Since $$-\frac{1}{12} \neq -\frac{1}{20}$$, the terms are not in AP.

Next, let's check for a Geometric Progression (GP). In a GP, the ratio between consecutive terms is constant. Calculate the ratios:

$$ \text{Ratio}_1 = \frac{1/4}{1/3} = \frac{1}{4} \times 3 = \frac{3}{4} $$

$$ \text{Ratio}_2 = \frac{1/5}{1/4} = \frac{1}{5} \times 4 = \frac{4}{5} $$

Since $$\frac{3}{4} \neq \frac{4}{5}$$, the terms are not in GP.

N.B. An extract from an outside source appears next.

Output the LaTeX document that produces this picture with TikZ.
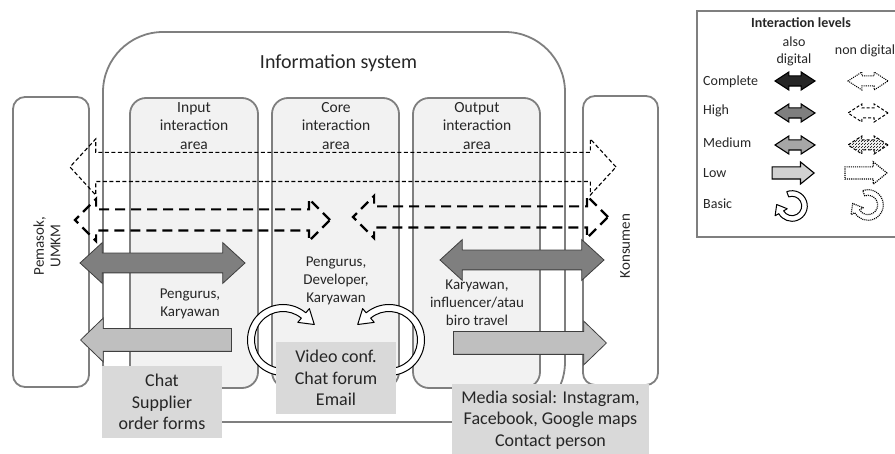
\documentclass[tikz,border=0pt]{standalone}
\usepackage{fontspec}
\setmainfont{Carlito}
\usepackage{xcolor}
\usetikzlibrary{shapes.arrows, patterns}

\definecolor{framegray}{HTML}{7F7F7F}
\definecolor{areafill}{HTML}{F2F2F2}
\definecolor{notefill}{HTML}{D9D9D9}
\definecolor{darkfill}{HTML}{7F7F7F}
\definecolor{lightfill}{HTML}{BFBFBF}
\definecolor{edgegray}{HTML}{3F3F3F}
\definecolor{inkgray}{HTML}{262626}

\begin{document}
\begin{tikzpicture}[x=1pt, y=-1pt,
    every node/.style={text=inkgray, inner sep=0pt},
    sysbox/.style={draw=framegray, line width=1.8pt, rounded corners=60pt},
    sidebox/.style={draw=framegray, line width=1.8pt, rounded corners=12pt},
    areabox/.style={draw=framegray, fill=areafill, line width=1.8pt, rounded corners=16pt, minimum width=127pt, minimum height=290pt},
    areatitle/.style={align=center, font=\fontsize{15.5}{18.5}\selectfont},
    staff/.style={align=center, font=\fontsize{15}{18}\selectfont},
    sidelabel/.style={align=center, rotate=90, font=\fontsize{15}{16.5}\selectfont},
    note/.style={fill=notefill, align=center, font=\fontsize{18}{21.5}\selectfont},
    twoway/.style={double arrow, draw=edgegray, fill=darkfill, line width=0.8pt, inner ysep=9.5pt, double arrow tip angle=85, minimum width=40pt, double arrow head extend=10.5pt},
    oneway/.style={single arrow, draw=edgegray, fill=lightfill, line width=0.8pt, inner ysep=11pt, single arrow tip angle=88, minimum width=43pt, single arrow head extend=10.5pt, anchor=tip},
    thindash/.style={double arrow, draw=black, line width=1.1pt, dash pattern=on 4pt off 2.5pt, inner ysep=14pt, double arrow tip angle=95, minimum width=55pt, double arrow head extend=13.5pt},
    thickdash/.style={double arrow, draw=black, line width=2.2pt, dash pattern=on 10pt off 6pt, inner ysep=9.5pt, double arrow tip angle=90, minimum width=40pt, double arrow head extend=10.5pt, minimum height=255pt},
    loopband/.style={draw=black, fill=white, line width=1pt, line join=round},
    legtext/.style={font=\fontsize{14}{17}\selectfont},
    legtwo/.style={double arrow, draw=black, line width=1.1pt, inner ysep=4.5pt, minimum height=40pt, minimum width=17pt, double arrow head extend=4pt, double arrow tip angle=66},
    legone/.style={single arrow, draw=black, line width=1.1pt, inner ysep=5.5pt, minimum height=42pt, minimum width=21pt, single arrow head extend=5pt, single arrow tip angle=78, anchor=tip},
  ]
  \useasboundingbox (0,0) rectangle (895,454);

  % system frame and the two outside parties
  \node[sysbox, minimum width=462pt, minimum height=390pt] (sys) at (334,227) {};
  \node[anchor=base, font=\fontsize{20}{24}\selectfont] (systitle) at (338.5,69) {Information system};
  \node[sidebox, minimum width=76pt, minimum height=290pt] (pemasok) at (51,242) {};
  \node[sidebox, minimum width=75pt, minimum height=289pt] (konsumen) at (620.5,240.5) {};
  \node[sidelabel] (pemasoklbl) at (47,246) {Pemasok,\\UMKM};
  \node[sidelabel] (konsumenlbl) at (625,246) {Konsumen};

  % interaction areas
  \node[areabox, minimum width=128pt] (inarea) at (194,243) {};
  \node[areabox] (corearea) at (335.5,243) {};
  \node[areabox] (outarea) at (476.5,243) {};
  \node[areatitle] (intitle) at (194,126) {Input\\interaction\\area};
  \node[areatitle] (coretitle) at (336,126) {Core\\interaction\\area};
  \node[areatitle] (outtitle) at (477,126) {Output\\interaction\\area};

  % non digital links
  \node[thindash, minimum height=546pt] (complete) at (343,167) {};
  \node[thickdash] (highin) at (202.5,220) {};
  \node[thickdash] (highout) at (480.5,217) {};

  % digital links
  \node[twoway, minimum height=165pt] (dualin) at (162.5,263) {};
  \node[twoway, minimum height=164pt] (dualout) at (522,260) {};
  \node[oneway, shape border rotate=180, minimum height=151pt] (lowin) at (80,340) {};
  \node[oneway, minimum height=153pt] (lowout) at (607,343) {};

  % who is involved
  \node[staff] (instaff) at (190,304) {Pengurus,\\Karyawan};
  \node[staff] (corestaff) at (336,281) {Pengurus,\\Developer,\\Karyawan};
  \node[staff] (outstaff) at (477,303) {Karyawan,\\influencer/atau\\biro travel};

  % basic loops in the core area
  \begin{scope}[shift={(283,340)}]
    \draw[loopband] (90:35.5) arc[start angle=90, end angle=310, radius=35.5]
      -- (310:41) -- (31.3,-15.5) -- (310:23) -- (310:28.5)
      arc[start angle=310, end angle=90, radius=28.5] -- cycle;
  \end{scope}
  \begin{scope}[shift={(389,340)}]
    \draw[loopband] (90:35.5) arc[start angle=90, end angle=-130, radius=35.5]
      -- (-130:41) -- (-31.3,-15.5) -- (-130:23) -- (-130:28.5)
      arc[start angle=-130, end angle=90, radius=28.5] -- cycle;
  \end{scope}

  % channels
  \node[note, minimum width=120pt, minimum height=72pt] (chat) at (162,402) {Chat\\Supplier\\order forms};
  \node[note, minimum width=120pt, minimum height=72pt] (video) at (336,378) {Video conf.\\Chat forum\\Email};
  \node[note, minimum width=197pt, minimum height=72pt] (media) at (550.5,420) {Media sosial: Instagram,\\Facebook, Google maps\\Contact person};

  % legend
  \node[draw=framegray, line width=1.2pt, minimum width=208pt, minimum height=226pt] (legend) at (801,124) {};
  \node[anchor=base, font=\bfseries\fontsize{14}{17}\selectfont] (legtitle) at (801,28) {Interaction levels};
  \node[legtext, align=center] (alsodig) at (794,51) {also\\digital};
  \node[legtext, anchor=base] (nondig) at (865,55) {non digital};
  \node[legtext, anchor=base west] (lvcomplete) at (703,86) {Complete};
  \node[legtext, anchor=base west] (lvhigh) at (703,115) {High};
  \node[legtext, anchor=base west] (lvmedium) at (703,148) {Medium};
  \node[legtext, anchor=base west] (lvlow) at (703,178) {Low};
  \node[legtext, anchor=base west] (lvbasic) at (703,209) {Basic};

  \node[legtwo, fill=inkgray] (dgcomplete) at (795,81) {};
  \node[legtwo, fill=darkfill] (dghigh) at (795,113) {};
  \node[legtwo, fill=black!35] (dgmedium) at (795,145) {};
  \node[legone, fill=black!18] (dglow) at (815,173) {};
  \node[legtwo, densely dotted, line width=1pt] (ndcomplete) at (868,81) {};
  \node[legtwo, dash pattern=on 3pt off 2pt, line width=1pt] (ndhigh) at (868,113) {};
  \node[legtwo, pattern=north east lines, dash pattern=on 3pt off 2pt, line width=1pt] (ndmedium) at (868,145) {};
  \node[legone, densely dotted, line width=1.2pt] (ndlow) at (888,173) {};

  \begin{scope}[shift={(792,206)}]
    \draw[loopband] (-110:15.3) arc[start angle=-110, end angle=150, radius=15.3]
      -- (150:19.5) -- (-15.3,-1.5) -- (150:5.5) -- (150:9.7)
      arc[start angle=150, end angle=-110, radius=9.7] -- cycle;
  \end{scope}
  \begin{scope}[shift={(868,205)}]
    \draw[loopband, fill=none, densely dotted, line width=1.2pt] (-110:15.3) arc[start angle=-110, end angle=150, radius=15.3]
      -- (150:19.5) -- (-15.3,-1.5) -- (150:5.5) -- (150:9.7)
      arc[start angle=150, end angle=-110, radius=9.7] -- cycle;
  \end{scope}
\end{tikzpicture}
\end{document}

Finally, let's check for a Harmonic Progression (HP). A sequence of numbers is in HP if the reciprocals of the terms are in AP.

The reciprocals of the terms $$\frac{1}{3}, \frac{1}{4}, \frac{1}{5}$$ are $$3, 4, 5$$.

Now, let's check if the reciprocals $$3, 4, 5$$ are in AP. Calculate the differences between consecutive reciprocals:

$$ \text{Reciprocal Difference}_1 = 4 - 3 = 1 $$

$$ \text{Reciprocal Difference}_2 = 5 - 4 = 1 $$

Since the difference between consecutive terms ($$1$$) is constant, the reciprocals $$3, 4, 5$$ are in AP.

Therefore, the original terms $$\frac{1}{3}, \frac{1}{4}, \frac{1}{5}$$ are in HP.